Launched in 1994, the spraying program was long treated as sacrosanct by Colombian officials, who gladly accepted billions of dollars in funding from Washington and succeeded in slashing the cocaine production that has fueled the country's five-decade civil war.
But after the World Health Organization warned in March that glyphosate is "probably carcinogenic," Santos's cabinet called into question whether to continue the air war on coca, the raw ingredient for cocaine.
"The recommendations and studies reviewed by the Ministry of Health show clearly that yes, this risk exists," Santos said.
The president said the order did not mean Colombia would "lower its guard" in the fight against drug trafficking.
Drug officials now have until October 1 to come up with a new plan to tackle illicit coca growing.
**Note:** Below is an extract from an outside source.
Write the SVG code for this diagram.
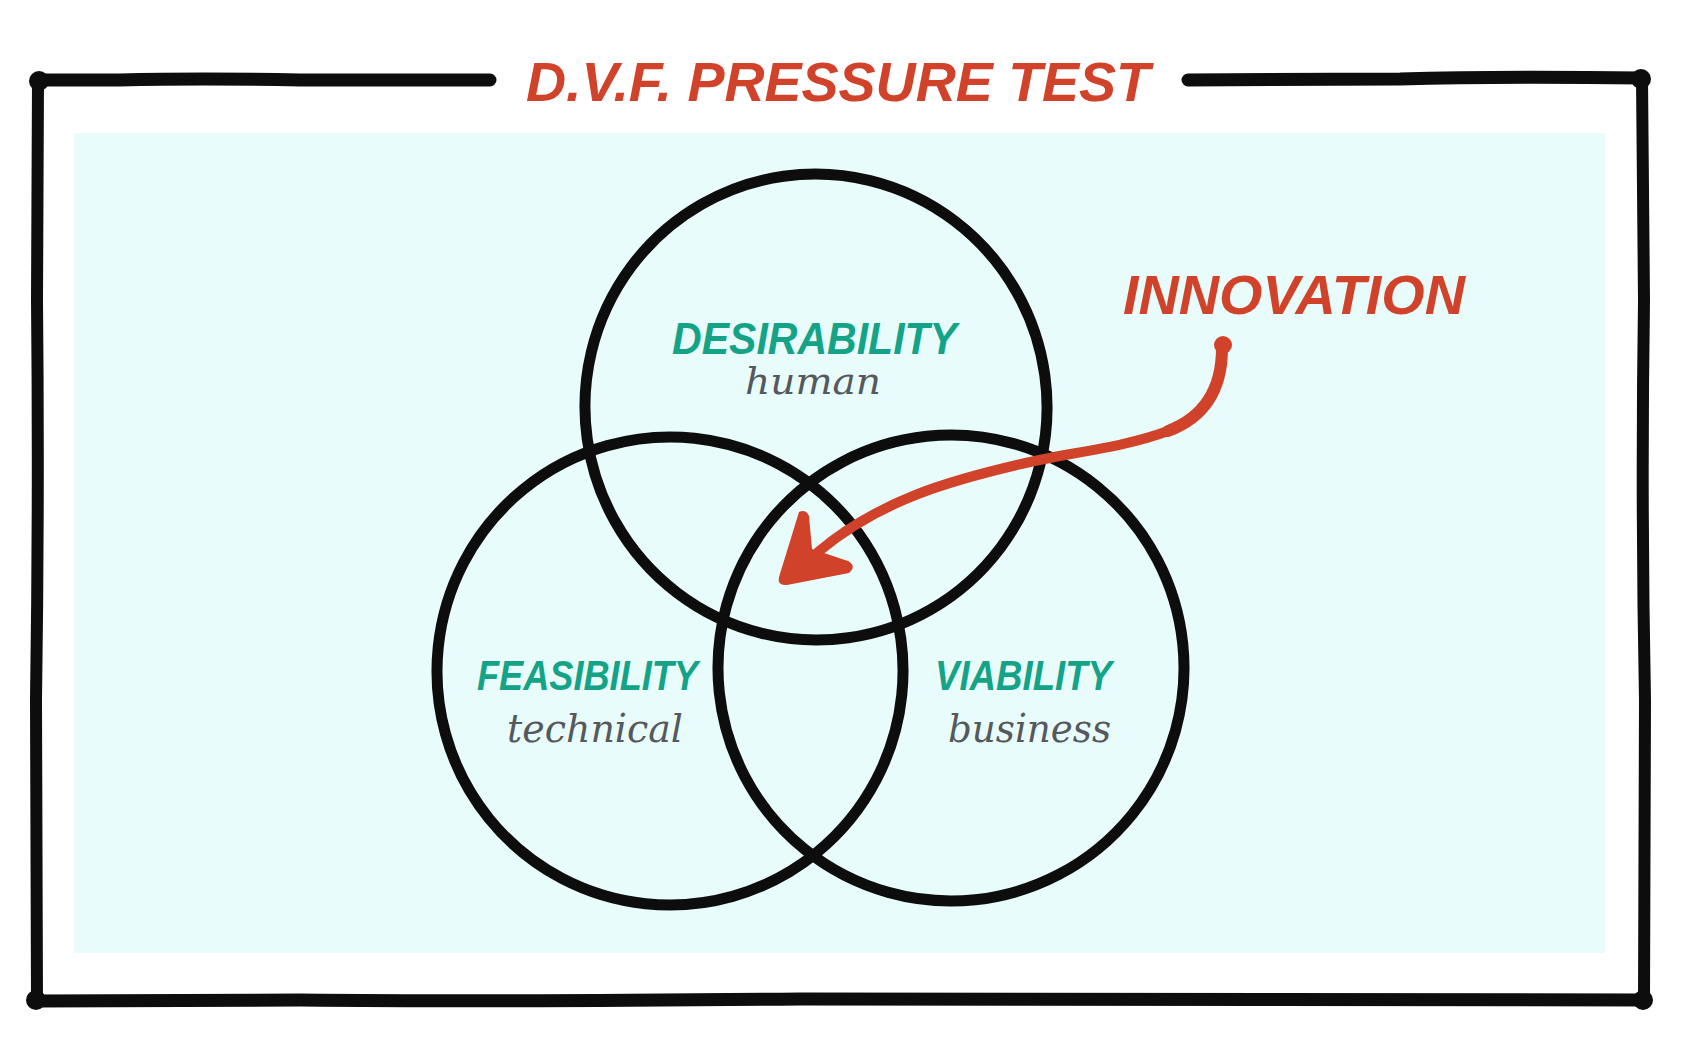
<svg xmlns="http://www.w3.org/2000/svg" width="1682" height="1044" viewBox="0 0 1682 1044">
  <style>
    .ink { fill: none; stroke: #0d0d0d; stroke-linecap: round; stroke-linejoin: round; }
    .ring { fill: none; stroke: #0d0d0d; stroke-width: 11; }
    .hand { font-family: "Liberation Sans", "DejaVu Sans", sans-serif; font-weight: bold; font-style: italic; }
    .red { fill: #d0432a; }
    .teal { fill: #14a386; }
    .sub { font-family: "DejaVu Serif", "Liberation Serif", serif; font-style: italic; fill: #55585c; }
    .shaft { fill: none; stroke: #d0432a; stroke-linecap: round; stroke-linejoin: round; }
  </style>
  <rect x="0" y="0" width="1682" height="1044" fill="#ffffff"/>
  <g id="panel">
    <rect x="74" y="133" width="1531" height="820" fill="#e8fcfb"/>
  </g>
  <g id="frame">
    <path class="ink" stroke-width="13" d="M 490 80 L 300 80 Q 200 78 120 80 L 38 80"/>
    <path class="ink" stroke-width="13" d="M 1188 80 L 1400 79 Q 1500 76 1642 78"/>
    <path class="ink" stroke-width="12" d="M 38 80 L 37 300 Q 39 500 36 700 L 37 1001"/>
    <path class="ink" stroke-width="12" d="M 1642 78 L 1644 300 Q 1641 500 1645 700 L 1644 1001"/>
    <path class="ink" stroke-width="13" d="M 37 1001 L 300 1000 Q 500 1002 800 999 Q 1200 1001 1644 1000"/>
    <circle cx="39" cy="81" r="10" fill="#0d0d0d"/>
    <circle cx="1641" cy="79" r="10" fill="#0d0d0d"/>
    <circle cx="36" cy="1000" r="10" fill="#0d0d0d"/>
    <circle cx="1643" cy="1000" r="10" fill="#0d0d0d"/>
  </g>
  <g id="title">
    <text class="hand red" x="526" y="101" font-size="56" textLength="624" lengthAdjust="spacingAndGlyphs">D.V.F. PRESSURE TEST</text>
  </g>
  <g id="desirability">
    <ellipse class="ring" cx="816" cy="407" rx="231" ry="233" transform="rotate(-8 816 407)"/>
    <text class="hand teal" x="672" y="354" font-size="44" textLength="285" lengthAdjust="spacingAndGlyphs">DESIRABILITY</text>
    <text class="sub" x="745" y="394" font-size="38" textLength="136" lengthAdjust="spacingAndGlyphs">human</text>
  </g>
  <g id="feasibility">
    <ellipse class="ring" cx="670" cy="671" rx="233" ry="234" transform="rotate(6 670 671)"/>
    <text class="hand teal" x="477" y="690" font-size="42" textLength="221" lengthAdjust="spacingAndGlyphs">FEASIBILITY</text>
    <text class="sub" x="507" y="742" font-size="40" textLength="176" lengthAdjust="spacingAndGlyphs">technical</text>
  </g>
  <g id="viability">
    <ellipse class="ring" cx="951" cy="668" rx="233" ry="233" transform="rotate(-6 951 668)"/>
    <text class="hand teal" x="935" y="690" font-size="42" textLength="177" lengthAdjust="spacingAndGlyphs">VIABILITY</text>
    <text class="sub" x="948" y="742" font-size="40" textLength="163" lengthAdjust="spacingAndGlyphs">business</text>
  </g>
  <g id="innovation">
    <text class="hand red" x="1123" y="314" font-size="56" textLength="342" lengthAdjust="spacingAndGlyphs">INNOVATION</text>
  </g>
  <g id="connectors">
    <path class="shaft" stroke-width="10" d="M 1222 348 C 1222 388 1205 417 1168 431 C 1125 447 1075 452 1030 462 C 950 480 880 500 818 552"/>
    <path class="shaft" stroke-width="12" d="M 1222 348 C 1222 388 1205 417 1168 431"/>
    <circle cx="1223" cy="345" r="9" fill="#d0432a"/>
    <path d="M 799 512 Q 806 509 809 516 L 812 549 L 848 561 Q 857 566 849 573 L 787 585 Q 777 586 779 577 Z" fill="#d0432a"/>
  </g>
</svg>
Colombia's ex-president and opposition leader Alvaro Uribe rejected the decision.
The government has announced "the anticipated (move) without offering a replacement for glyphosate, suspending fumigation and advancing illicit crop growth," he said on Twitter.
Colombia, which, along with Peru, is the world's leading producer of cocaine, has used glyphosate for years to eradicate illicit coca.
The government has mainly used aerial spraying in the south of the country—a stronghold for the FARC leftist guerrilla group, which authorities accuse of financing itself with drug trafficking.